Beyoncé en Isis, divinité égyptienne

Beyoncé en Isis, divinité égyptienne

Incarnant tour à tour son personnage de Nala, celui d’Oshun, déesse yoruba ou encore la divinité égyptienne Isis, Beyoncé figure dans tous les tableaux du film. «On la voit dans tous les clips. C’est un peu mégalo, mais c’est aussi une façon de dire : je suis une femme noire et j’ai réussi. Ce message s’adresse en premier lieu aux Afro-Américains et ensuite aux autres.»

Un film d’actualité?

À l’heure où le mouvement Black Lives Matter et les manifestations contre les violences policières et le racisme agitent le monde entier, l’artiste délivre un puissant message. «Sa notoriété lui permet de toucher énormément de populations noires et afro-descendantes, partout dans le monde, conclut la journaliste.
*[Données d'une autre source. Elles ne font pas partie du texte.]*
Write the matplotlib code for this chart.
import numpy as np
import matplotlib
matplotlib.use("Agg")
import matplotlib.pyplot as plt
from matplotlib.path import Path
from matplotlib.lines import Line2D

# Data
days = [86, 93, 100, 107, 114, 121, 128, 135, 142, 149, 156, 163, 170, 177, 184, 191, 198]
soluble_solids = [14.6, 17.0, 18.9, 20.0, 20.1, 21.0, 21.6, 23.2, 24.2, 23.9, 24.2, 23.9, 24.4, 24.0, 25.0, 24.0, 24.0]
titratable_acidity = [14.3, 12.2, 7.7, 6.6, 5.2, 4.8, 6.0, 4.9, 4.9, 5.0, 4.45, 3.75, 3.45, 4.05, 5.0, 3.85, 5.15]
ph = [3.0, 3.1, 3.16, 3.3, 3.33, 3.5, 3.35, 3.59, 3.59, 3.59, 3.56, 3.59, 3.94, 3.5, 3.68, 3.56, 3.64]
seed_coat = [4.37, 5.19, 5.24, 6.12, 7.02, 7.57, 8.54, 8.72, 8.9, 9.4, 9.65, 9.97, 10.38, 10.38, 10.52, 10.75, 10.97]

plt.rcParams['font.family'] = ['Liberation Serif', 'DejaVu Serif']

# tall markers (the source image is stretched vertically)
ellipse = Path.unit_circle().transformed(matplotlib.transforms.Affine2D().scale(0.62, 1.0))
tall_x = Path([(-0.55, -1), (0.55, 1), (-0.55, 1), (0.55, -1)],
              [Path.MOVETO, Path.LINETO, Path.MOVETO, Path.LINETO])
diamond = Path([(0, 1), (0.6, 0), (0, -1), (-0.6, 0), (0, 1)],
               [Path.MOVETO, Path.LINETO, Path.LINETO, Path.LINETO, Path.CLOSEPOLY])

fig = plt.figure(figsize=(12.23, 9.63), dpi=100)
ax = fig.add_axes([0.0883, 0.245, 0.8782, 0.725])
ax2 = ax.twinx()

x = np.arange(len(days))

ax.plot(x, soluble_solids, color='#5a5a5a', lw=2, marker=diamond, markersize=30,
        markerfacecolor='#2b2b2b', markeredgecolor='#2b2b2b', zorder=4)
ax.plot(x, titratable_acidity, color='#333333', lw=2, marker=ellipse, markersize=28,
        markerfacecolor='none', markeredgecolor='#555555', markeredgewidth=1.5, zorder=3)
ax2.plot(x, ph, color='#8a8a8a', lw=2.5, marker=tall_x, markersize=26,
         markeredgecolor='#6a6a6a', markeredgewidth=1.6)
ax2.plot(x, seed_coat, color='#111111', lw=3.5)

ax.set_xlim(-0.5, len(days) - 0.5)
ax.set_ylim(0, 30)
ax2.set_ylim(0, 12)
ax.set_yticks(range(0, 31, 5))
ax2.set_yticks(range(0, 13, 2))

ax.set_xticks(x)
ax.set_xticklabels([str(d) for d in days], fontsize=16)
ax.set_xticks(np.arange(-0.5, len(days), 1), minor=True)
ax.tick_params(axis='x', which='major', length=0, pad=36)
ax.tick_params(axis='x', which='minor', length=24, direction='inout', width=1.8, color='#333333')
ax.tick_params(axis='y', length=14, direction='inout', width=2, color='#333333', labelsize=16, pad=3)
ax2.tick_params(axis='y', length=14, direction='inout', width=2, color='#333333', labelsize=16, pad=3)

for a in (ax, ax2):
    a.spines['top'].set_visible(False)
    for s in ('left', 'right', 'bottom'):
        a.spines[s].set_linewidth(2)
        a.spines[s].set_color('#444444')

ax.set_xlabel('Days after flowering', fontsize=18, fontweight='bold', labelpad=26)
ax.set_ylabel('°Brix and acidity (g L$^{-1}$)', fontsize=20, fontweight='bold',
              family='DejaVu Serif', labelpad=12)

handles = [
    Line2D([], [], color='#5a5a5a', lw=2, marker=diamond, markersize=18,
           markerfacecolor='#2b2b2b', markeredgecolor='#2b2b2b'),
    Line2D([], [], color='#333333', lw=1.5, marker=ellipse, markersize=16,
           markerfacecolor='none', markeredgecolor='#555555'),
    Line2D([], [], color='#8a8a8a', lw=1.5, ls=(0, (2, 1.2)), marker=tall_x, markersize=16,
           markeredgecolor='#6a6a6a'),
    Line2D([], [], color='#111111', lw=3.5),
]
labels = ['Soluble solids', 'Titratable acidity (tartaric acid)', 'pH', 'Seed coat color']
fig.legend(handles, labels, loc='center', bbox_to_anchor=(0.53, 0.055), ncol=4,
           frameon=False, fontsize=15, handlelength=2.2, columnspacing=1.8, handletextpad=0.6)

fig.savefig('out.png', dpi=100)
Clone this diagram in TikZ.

Cette prise de parole arrive au moment où les minorités noires sont épuisées par des décennies d’oppression et de combats. Black is King glorifie les Noirs que des siècles d’esclavage et de colonisation ont tenté d’effacer. Comme l’écrivent certains internautes, « c’est un moment africain ». Et je pense qu’on a encore besoin de voir ce genre de film pour casser des stéréotypes qui ont la peau dure.»